If it fits, it's probably wrong

New York Times admits ‘Caliphate’ podcast based on botched reporting

The New York Times’ Pulitzer Prize-nominated podcast about ISIS was an “institutional failure” that included shoddy reporting based off interviews with a “con artist,” executive editor Dean Baquet said Friday.

In a blistering editors’ note, the newspaper said the 2018 series “Caliphate” blew its journalistic standards.

An internal investigation into the 12-part series was launched after the main subject, Shehroze Chaudhry, was arrested in late September in Canada on charges he lied about his role in ISIS activity in Syria.

Chaudhry had told the Times that he participated in executions carried out by the terror group.

But the Times “found a history of misrepresentations by Mr. Chaudhry and no corroboration that he committed the atrocities he described in the ‘Caliphate’ podcast,” the paper said in an editors’ note added Friday.

“As a result, The Times has concluded that the episodes of ‘Caliphate’ that presented Mr. Chaudhry’s claims did not meet our standards for accuracy.”

The note highlighted two main issues — that an editor with experience in the subject of terrorism was not assigned to keep a close eye on the series and that reporters “should have pressed harder to verify Chaudhry’s claims before deciding to place so much emphasis on one individual’s account.”

“It is also clear that elements of the original fact-checking process were not sufficiently rigorous: Times journalists were too credulous about the verification steps that were undertaken and dismissive of the lack of corroboration of essential aspects of Mr.
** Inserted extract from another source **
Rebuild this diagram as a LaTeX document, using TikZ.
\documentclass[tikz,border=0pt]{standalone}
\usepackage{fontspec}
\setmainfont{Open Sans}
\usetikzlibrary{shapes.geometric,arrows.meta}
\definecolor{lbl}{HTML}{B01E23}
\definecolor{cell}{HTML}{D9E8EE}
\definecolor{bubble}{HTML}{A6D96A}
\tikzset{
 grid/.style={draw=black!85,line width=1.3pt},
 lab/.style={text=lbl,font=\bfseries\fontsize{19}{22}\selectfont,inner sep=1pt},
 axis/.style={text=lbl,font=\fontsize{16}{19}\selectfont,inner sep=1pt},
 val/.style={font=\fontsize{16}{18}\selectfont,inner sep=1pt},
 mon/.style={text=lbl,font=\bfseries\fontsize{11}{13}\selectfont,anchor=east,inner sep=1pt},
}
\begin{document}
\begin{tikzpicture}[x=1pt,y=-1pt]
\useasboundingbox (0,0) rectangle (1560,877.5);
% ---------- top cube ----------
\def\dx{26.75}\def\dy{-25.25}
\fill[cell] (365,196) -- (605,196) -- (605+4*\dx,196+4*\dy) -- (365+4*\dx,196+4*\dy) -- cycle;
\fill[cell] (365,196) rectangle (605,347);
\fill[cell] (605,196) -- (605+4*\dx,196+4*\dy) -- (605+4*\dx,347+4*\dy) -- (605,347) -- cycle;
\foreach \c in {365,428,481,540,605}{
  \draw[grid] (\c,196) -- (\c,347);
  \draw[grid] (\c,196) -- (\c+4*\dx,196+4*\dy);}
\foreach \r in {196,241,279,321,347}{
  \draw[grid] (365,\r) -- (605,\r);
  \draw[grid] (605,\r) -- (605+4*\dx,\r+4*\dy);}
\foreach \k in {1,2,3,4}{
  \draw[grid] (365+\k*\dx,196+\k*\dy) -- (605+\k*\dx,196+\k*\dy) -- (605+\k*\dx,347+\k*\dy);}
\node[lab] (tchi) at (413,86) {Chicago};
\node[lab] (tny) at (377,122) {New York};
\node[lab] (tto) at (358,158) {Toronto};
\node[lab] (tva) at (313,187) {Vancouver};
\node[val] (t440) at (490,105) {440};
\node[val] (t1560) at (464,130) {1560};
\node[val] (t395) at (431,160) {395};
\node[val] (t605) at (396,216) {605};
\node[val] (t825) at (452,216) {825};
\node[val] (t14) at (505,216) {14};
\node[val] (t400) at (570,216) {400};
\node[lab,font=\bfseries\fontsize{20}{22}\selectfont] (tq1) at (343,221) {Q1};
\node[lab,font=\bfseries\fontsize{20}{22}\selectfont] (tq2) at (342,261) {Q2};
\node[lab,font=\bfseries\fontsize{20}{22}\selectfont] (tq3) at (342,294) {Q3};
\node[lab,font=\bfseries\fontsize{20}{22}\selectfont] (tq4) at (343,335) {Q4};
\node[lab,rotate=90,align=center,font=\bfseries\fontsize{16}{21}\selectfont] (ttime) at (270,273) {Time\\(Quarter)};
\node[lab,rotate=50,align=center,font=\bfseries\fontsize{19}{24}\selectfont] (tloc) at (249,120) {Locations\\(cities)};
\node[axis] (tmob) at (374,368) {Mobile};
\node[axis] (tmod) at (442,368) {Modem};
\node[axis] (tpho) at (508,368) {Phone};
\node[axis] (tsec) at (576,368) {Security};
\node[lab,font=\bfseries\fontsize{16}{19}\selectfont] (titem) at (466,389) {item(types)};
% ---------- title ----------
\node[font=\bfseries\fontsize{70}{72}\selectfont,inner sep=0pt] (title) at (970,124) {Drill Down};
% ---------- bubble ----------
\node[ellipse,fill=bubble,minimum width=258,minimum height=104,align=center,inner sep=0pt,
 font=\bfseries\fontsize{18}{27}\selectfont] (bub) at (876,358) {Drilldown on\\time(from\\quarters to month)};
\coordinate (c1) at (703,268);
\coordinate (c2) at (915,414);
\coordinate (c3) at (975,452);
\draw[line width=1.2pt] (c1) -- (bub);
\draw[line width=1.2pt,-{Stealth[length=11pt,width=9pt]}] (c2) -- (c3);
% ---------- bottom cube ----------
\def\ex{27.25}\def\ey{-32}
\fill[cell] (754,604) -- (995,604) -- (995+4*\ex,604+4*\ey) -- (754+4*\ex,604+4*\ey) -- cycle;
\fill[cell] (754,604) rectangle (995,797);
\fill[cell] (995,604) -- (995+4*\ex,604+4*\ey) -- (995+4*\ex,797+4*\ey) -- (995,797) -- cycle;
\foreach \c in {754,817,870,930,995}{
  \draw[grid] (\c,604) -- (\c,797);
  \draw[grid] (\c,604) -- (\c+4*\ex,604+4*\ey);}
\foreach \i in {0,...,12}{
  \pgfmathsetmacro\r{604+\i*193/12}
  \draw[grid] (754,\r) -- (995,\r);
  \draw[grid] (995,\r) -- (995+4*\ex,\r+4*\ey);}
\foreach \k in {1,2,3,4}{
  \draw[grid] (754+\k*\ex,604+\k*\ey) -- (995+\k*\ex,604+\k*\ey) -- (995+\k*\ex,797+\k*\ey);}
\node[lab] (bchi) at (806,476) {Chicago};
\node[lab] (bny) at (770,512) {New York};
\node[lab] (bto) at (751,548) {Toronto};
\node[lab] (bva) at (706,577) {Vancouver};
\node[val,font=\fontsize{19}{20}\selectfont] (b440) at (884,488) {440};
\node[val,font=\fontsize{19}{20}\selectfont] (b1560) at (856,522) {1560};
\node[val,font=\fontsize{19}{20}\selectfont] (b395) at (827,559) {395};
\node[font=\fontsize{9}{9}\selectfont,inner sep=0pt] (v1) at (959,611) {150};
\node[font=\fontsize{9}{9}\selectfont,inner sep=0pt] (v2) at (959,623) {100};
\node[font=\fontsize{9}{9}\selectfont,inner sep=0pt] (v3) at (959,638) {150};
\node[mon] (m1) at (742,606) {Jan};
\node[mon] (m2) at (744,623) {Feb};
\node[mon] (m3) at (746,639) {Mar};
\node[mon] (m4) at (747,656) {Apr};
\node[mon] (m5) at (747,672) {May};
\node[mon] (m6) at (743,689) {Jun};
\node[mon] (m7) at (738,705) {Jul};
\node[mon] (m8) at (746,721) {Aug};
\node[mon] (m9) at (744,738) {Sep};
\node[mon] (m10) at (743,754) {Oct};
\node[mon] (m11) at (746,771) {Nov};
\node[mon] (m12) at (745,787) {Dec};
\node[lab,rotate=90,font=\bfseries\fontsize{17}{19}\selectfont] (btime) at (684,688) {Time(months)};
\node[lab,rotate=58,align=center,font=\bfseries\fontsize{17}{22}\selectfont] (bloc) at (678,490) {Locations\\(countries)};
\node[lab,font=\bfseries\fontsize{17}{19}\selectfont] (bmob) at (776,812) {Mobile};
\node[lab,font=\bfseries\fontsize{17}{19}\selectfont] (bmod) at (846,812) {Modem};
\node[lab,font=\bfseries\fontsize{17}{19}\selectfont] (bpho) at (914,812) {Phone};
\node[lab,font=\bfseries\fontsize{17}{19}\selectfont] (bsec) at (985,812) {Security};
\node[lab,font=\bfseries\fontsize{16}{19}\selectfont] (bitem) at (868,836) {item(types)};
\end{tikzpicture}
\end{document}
Chaudhry’s account,” the Times said.

Baquet spoke about the bungle on the Times’ podcast “The Daily,” telling host Michael Barbaro that there was a possibility that Chaudhry had “duped” the paper.

“Look, there was a well-known reporter involved in it — Rukmini Callimachi,” Baquet said in the Friday episode. “But this failing isn’t about any one reporter. I think this was an institutional failing.”
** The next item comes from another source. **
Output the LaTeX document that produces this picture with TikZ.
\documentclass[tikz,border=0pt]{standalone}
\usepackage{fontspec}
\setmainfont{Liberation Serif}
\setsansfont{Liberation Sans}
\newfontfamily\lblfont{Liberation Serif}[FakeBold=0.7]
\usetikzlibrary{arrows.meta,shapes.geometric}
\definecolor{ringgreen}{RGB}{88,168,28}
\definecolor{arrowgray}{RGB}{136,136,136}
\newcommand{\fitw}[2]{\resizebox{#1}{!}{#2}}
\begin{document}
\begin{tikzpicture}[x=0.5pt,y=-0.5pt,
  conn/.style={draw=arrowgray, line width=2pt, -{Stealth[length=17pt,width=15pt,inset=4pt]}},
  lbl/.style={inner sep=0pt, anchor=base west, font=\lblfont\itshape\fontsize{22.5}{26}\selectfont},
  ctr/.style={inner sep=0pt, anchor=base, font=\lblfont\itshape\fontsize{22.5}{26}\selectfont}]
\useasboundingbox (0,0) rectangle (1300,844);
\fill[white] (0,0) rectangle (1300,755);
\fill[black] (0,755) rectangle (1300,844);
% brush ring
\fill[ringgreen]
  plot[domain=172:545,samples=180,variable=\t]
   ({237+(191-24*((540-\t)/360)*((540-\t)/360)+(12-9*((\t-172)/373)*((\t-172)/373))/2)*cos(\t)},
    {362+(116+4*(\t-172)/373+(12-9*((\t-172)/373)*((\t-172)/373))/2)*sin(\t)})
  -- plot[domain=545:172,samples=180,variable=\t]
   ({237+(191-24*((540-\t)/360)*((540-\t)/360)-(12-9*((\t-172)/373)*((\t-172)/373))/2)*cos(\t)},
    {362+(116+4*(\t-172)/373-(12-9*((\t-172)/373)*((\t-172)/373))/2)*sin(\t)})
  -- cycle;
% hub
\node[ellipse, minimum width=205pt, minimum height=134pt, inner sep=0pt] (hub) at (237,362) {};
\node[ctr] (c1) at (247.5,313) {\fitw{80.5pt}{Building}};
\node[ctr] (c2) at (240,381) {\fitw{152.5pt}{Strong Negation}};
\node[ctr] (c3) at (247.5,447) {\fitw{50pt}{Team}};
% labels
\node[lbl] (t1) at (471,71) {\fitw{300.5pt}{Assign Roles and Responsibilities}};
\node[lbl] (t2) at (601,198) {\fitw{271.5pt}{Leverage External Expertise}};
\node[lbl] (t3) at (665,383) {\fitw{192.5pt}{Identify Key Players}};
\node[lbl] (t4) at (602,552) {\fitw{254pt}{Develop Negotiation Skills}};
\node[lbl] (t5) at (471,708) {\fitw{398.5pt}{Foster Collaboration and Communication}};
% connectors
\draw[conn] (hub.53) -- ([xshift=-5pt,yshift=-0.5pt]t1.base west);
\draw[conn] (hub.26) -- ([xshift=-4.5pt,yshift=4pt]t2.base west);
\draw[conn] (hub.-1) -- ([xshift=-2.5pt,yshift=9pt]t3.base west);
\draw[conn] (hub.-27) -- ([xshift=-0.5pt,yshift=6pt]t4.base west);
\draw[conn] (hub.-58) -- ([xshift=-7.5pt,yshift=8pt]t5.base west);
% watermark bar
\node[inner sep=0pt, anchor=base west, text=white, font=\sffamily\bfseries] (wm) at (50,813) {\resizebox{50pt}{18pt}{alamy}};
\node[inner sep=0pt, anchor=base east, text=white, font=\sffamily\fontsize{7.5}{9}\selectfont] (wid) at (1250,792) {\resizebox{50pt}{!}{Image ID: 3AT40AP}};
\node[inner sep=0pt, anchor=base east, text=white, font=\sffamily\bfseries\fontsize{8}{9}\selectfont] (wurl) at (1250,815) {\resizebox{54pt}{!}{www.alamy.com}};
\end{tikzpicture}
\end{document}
Andy Mills and Rukmini Callimachi at the 78th Annual Peabody Awards
Andy Mills and Rukmini Callimachi at the 78th Annual Peabody Awards

Baquet said Times investigators found zero evidence to verify Chaudhry’s story that he was an ISIS executioner in Syria.

“I think this guy, we now believe, was a con artist, who made up most if not all that he told us,” he said.

Episodes of the podcast will now include audio corrections pointing out the shaky reporting.

Callimachi’s byline has not appeared in the paper since the review began, the paper noted. She declined to comment to the Times.

Baquet said she’s staying on but will be taking on a new beat.

“She and I are discussing possibilities,” he said. “I think it’s hard to continue covering terrorism after what happened with this story. But I think she’s a fine reporter.”